C'était le 17 mars 2006. Nicolas Klotz tourne son nouveau long-métrage intitulé
La Question Humaine. Son équipe et lui campent dans la Sarthe pour une semaine, pour une partie de campagne autour de Roëzé les premiers jours, puis au Mans lors des suivants.
Amalric est du casting, je le lis le matin même dans le journal. Comme il s'agit d'un de mes acteurs français préféré et que je n'ai rien de prévu cette après-midi là , je me rends sur le lieu du tournage, place Gambetta.
Klotz est présent, l'oeil dans la caméra, entouré d'une petite équipe. Les archives municipales servent de décor, apparemment transformées pour l'occasion en école de musique. Des enfants sortent du bâtiment, suivis par Michael Lonsdale qui vient donner la réplique à Amalric, qui se tient sur le parvis. Je regarde les prises qui défilent pendant une demie heure, une heure... Jusqu'à ce que la bonne soit en boîte.
L'équipe déménage le matériel une rue plus loin pour la séquence suivante, qui si mes souvenirs sont bons, se trouve être un plan à l'épaule particulièrement compliqué à mettre en place. Je discute rapidemment avec la chep-op, qui me dit qu'elle a fait une école au Canada, parcours selon elle indispensable pour commencer dans la profession. Puis de loin, j'entends Amalric dire à l'équipe qu'il se rend dans le café d'en face. Je le suis discrètement, dans l'espoir de pouvoir éventuellement lui dire bonjour. Je rentre dans la café, où il fait déjà la queue pour acheter
Libération au moment où je l'aborde, en lui disant "Bonjour, excusez-moi, j'aime beaucoup votre travail dans les film de Desplechin", et lui de me répondre "Ah bah c'est lui". Je lui demande si je ne le dérange pas, qu'on doit souvent lui faire le coup dans la rue, et que peut-être il en a marre; et lui, toujours avec beaucoup de modestie "Ah non...". On discute trente secondes en se vouvoyant quand je lui dis "bon et bien je vais vous laisser travailler", et lui me demande "vous avez le temps de prendre un café ?".
Soyons clair, quand cette question vous est posée par Amalric, vous répondez forcément oui, alors c'est ce qui se produisit : je pris un café avec lui.
Du coup, on a discuté pendant pas mal de temps, sur son expérience autour de Spielberg dans
Munich, film que je n'ai pas vu puisque je ne suis pas fan de sa filmographie ces derniers temps. Mais Mathieu me dit tout le bien qu'il pense de lui, et aussi la difficulté qu'il a ressentie lors de ce tournage d'apprendre ses lignes en anglais, que le barbu à lunettes aime modifier régulièrement au dernier moment, et qui donne également ses indications à toute vitesse.

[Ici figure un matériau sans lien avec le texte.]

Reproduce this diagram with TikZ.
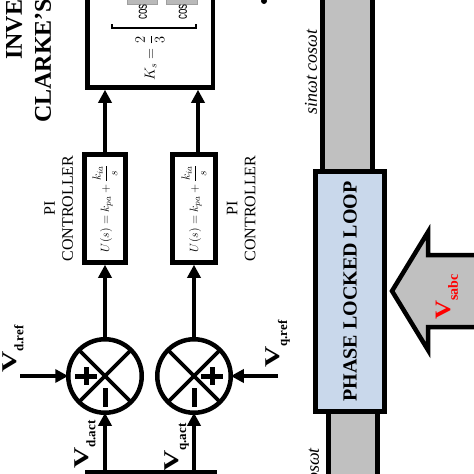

Puis nous abordons la filmographie de Mathieu en tant que réalisateur, qui m'est beaucoup plus inconnue que celle de l'acteur; puisque je n'ai vu que
Le Stade de Wimbledon. C'est à ce moment là qu'on parle vraiment de réalisation, lui qui se définit volontier plus réalisateur qu'acteur. A son avis, les écoles de cinéma ne servent à rien, pourvu que l'on tourne ses court-métrages le plus souvent possible. Il me révèle même qu'au début, il se fait peintre en bâtiment pendant quelques temps, pour s'en sortir et par la suite, pouvoir exercer la profession à laquelle il aspire. Je lui demande s'il a un projet de réalisation en cours, il me répond de manière affirmative en m'indiquant qu'il souhaite prochainement se retirer de sa carrière d'acteur pour se consacrer à l'écriture. Sur ces bonnes paroles, je lui demande s'il recherche des stagiaires pour ce futur tournage; malheureusement, il ne s'agit encore que d'un projet au stade de l'écriture, les fonds ne sont pas encore récoltés, donc il ne recherche personne pour le moment.
Ayant alors tous deux fini notre café, je lui dis au revoir, presque à contre-coeur, je n'ai pas vraiment envie de le quitter, persuadé de toutes les choses qu'il a encore à m'apprendre, à me dire, pour m'encourager, tel qu'il vient déjà de le faire; mais il doit retourner travailler, et moi, je dois aller continuer l'écriture de mon scénario.
C'est donc une rencontre très enrichissante qui se produisit ce jour là (enfin surtout pour moi !), j'ai eu le plaisir d'échanger mon expérience avec un "vrai", un "grand", qui me conseille de faire exactement ce que je fais si je veux pouvoir vivre un jour de ce métier fantastique. Quelqu'un de très modeste, de très humain, de très vrai finalement.